Timing of Alleged Fraud
The court emphasized the importance of when the alleged fraud occurred in relation to the insurance contract and the litigation process. It established that Saad's misrepresentation regarding her ability to drive took place after the insurance contract had been signed but before any litigation commenced. This timing was significant because, under the new legal framework, fraud that occurred during the litigation process could not be used to void an insurance contract. The court concluded that, since Saad's alleged misrepresentation was categorized as postprocurement fraud, it could only serve as a basis for rescinding the insurance contract if it constituted a substantial breach, which was not the case here.
Substantial Breach Requirement
In its analysis, the court reiterated that for postprocurement fraud to invalidate an insurance contract, the fraud must amount to a substantial breach of the contract. The court referenced the precedent set in Meemic, which indicated that rescission due to fraud could only be applied if the fraud related to an essential term of the contract or constituted a failure to perform a significant part of the contract. The court found no evidence that Westfield did not receive the benefits it expected from the insurance contract, implying that Saad's alleged misrepresentation did not affect the contractual relationship substantively. Thus, the court concluded that Saad’s actions did not amount to a substantial breach of the contract.
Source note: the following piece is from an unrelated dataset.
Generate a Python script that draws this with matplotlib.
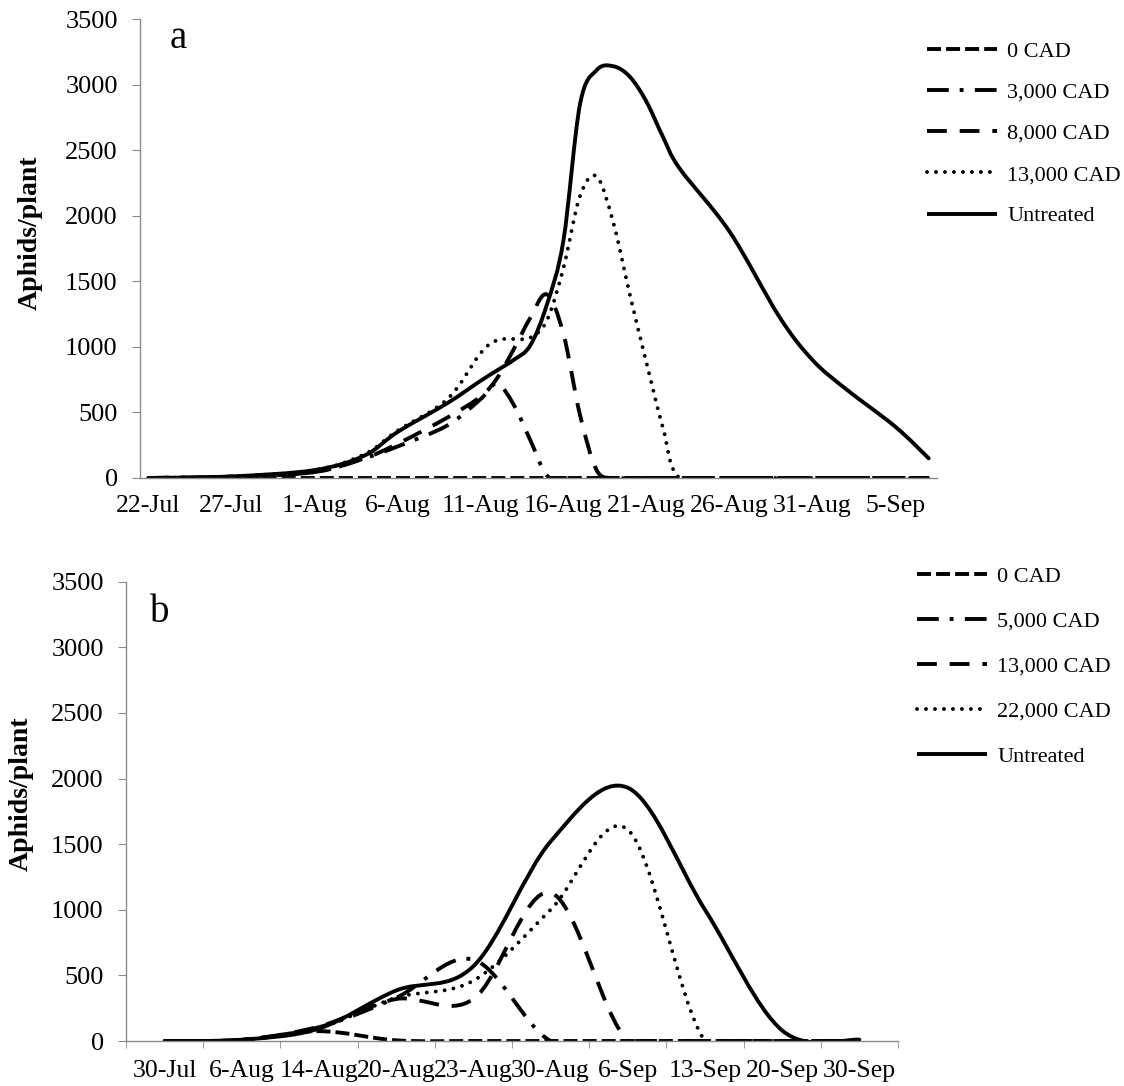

Reversal of Summary Disposition
Given its findings, the court determined that the trial court had erred in granting summary disposition to Westfield Insurance Company. The court reversed the lower court's decision, indicating that the legal standards applied were outdated and did not reflect the current understanding of postprocurement fraud. It remanded the case for further proceedings consistent with its opinion, signaling that the matter warranted additional examination under the revised legal framework. The court's decision effectively reinstated Saad's claim for PIP benefits, allowing the case to proceed rather than being dismissed based on the alleged fraud.
Conclusion and Implications
The court concluded its opinion by affirming that the evolving legal standards regarding fraud in insurance contracts would have significant implications for similar cases in the future. It clarified that insurers could not use postprocurement fraud to void contracts unless it constituted a substantial breach, thereby protecting insured parties from losing coverage based on misrepresentations made after the contract was in effect. This decision reinforced the necessity for courts to carefully analyze the timing and nature of alleged fraud, ensuring that contract rights were preserved unless a significant breach occurred. The ruling underscored the court's commitment to upholding fairness in the adjudication of insurance claims, particularly in the context of evolving legal standards.